-- begin --
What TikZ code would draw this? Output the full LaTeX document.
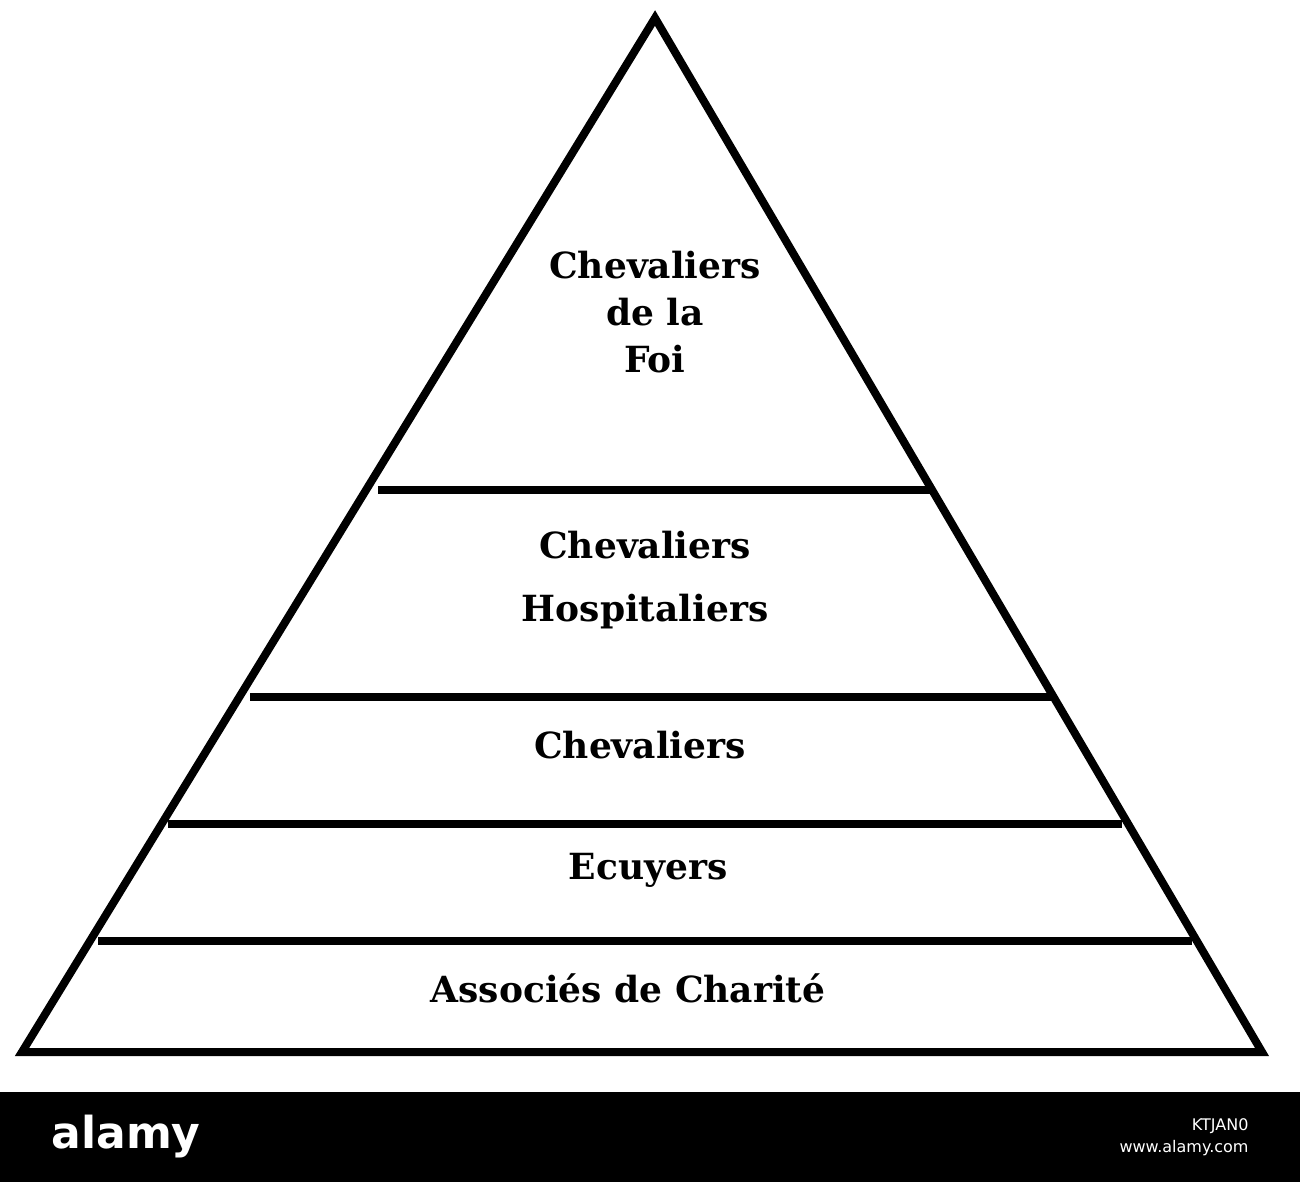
\documentclass[tikz,border=0pt]{standalone}
\usepackage{fontspec}
\setmainfont{DejaVu Serif}
\newfontfamily\wm{DejaVu Sans}
\begin{document}
\begin{tikzpicture}[x=1pt,y=-1pt,lab/.style={font=\bfseries\fontsize{36}{47}\selectfont,align=center,inner sep=0pt},ln/.style={line width=8pt}]
\useasboundingbox (0,0) rectangle (1300,1182);
\fill[white] (0,0) rectangle (1300,1182);
\fill[black] (0,1092) rectangle (1300,1182);
\coordinate (A) at (655,18);
\coordinate (L) at (22,1052);
\coordinate (R) at (1262,1052);
\draw[ln,line join=miter] (A) -- (R) -- (L) -- cycle;
\coordinate (l1) at (378,490); \coordinate (r1) at (930,490);
\coordinate (l2) at (250,697); \coordinate (r2) at (1052,697);
\coordinate (l3) at (168,824); \coordinate (r3) at (1122,824);
\coordinate (l4) at (98,941); \coordinate (r4) at (1192,941);
\draw[ln] (l1)--(r1); \draw[ln] (l2)--(r2); \draw[ln] (l3)--(r3); \draw[ln] (l4)--(r4);
\node[lab] (t1) at (655,312) {Chevaliers\\de la\\Foi};
\node[lab,font=\bfseries\fontsize{36}{63}\selectfont] (t2) at (645,580) {Chevaliers\\Hospitaliers};
\node[lab] (t3) at (640,745) {Chevaliers};
\node[lab] (t4) at (648,870) {Ecuyers};
\node[lab] (t5) at (628,988) {Associés de Charité};
\node[white,font=\wm\bfseries\fontsize{44}{44}\selectfont,anchor=west] (w1) at (48,1137) {alamy};
\node[white,font=\wm\fontsize{16}{22}\selectfont,align=right,anchor=east] (w2) at (1252,1137) {KTJAN0\\www.alamy.com};
\end{tikzpicture}
\end{document}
-- end --
**PROBLEM TO SOLVE:** Pictures excluded, quote all the data above exactly.

**WRITTEN ANSWER:**
What TikZ code would draw this? Output the full LaTeX document.
\documentclass[tikz,border=0pt]{standalone}
\usepackage{fontspec}
\setmainfont{DejaVu Serif}
\newfontfamily\wm{DejaVu Sans}
\begin{document}
\begin{tikzpicture}[x=1pt,y=-1pt,lab/.style={font=\bfseries\fontsize{36}{47}\selectfont,align=center,inner sep=0pt},ln/.style={line width=8pt}]
\useasboundingbox (0,0) rectangle (1300,1182);
\fill[white] (0,0) rectangle (1300,1182);
\fill[black] (0,1092) rectangle (1300,1182);
\coordinate (A) at (655,18);
\coordinate (L) at (22,1052);
\coordinate (R) at (1262,1052);
\draw[ln,line join=miter] (A) -- (R) -- (L) -- cycle;
\coordinate (l1) at (378,490); \coordinate (r1) at (930,490);
\coordinate (l2) at (250,697); \coordinate (r2) at (1052,697);
\coordinate (l3) at (168,824); \coordinate (r3) at (1122,824);
\coordinate (l4) at (98,941); \coordinate (r4) at (1192,941);
\draw[ln] (l1)--(r1); \draw[ln] (l2)--(r2); \draw[ln] (l3)--(r3); \draw[ln] (l4)--(r4);
\node[lab] (t1) at (655,312) {Chevaliers\\de la\\Foi};
\node[lab,font=\bfseries\fontsize{36}{63}\selectfont] (t2) at (645,580) {Chevaliers\\Hospitaliers};
\node[lab] (t3) at (640,745) {Chevaliers};
\node[lab] (t4) at (648,870) {Ecuyers};
\node[lab] (t5) at (628,988) {Associés de Charité};
\node[white,font=\wm\bfseries\fontsize{44}{44}\selectfont,anchor=west] (w1) at (48,1137) {alamy};
\node[white,font=\wm\fontsize{16}{22}\selectfont,align=right,anchor=east] (w2) at (1252,1137) {KTJAN0\\www.alamy.com};
\end{tikzpicture}
\end{document}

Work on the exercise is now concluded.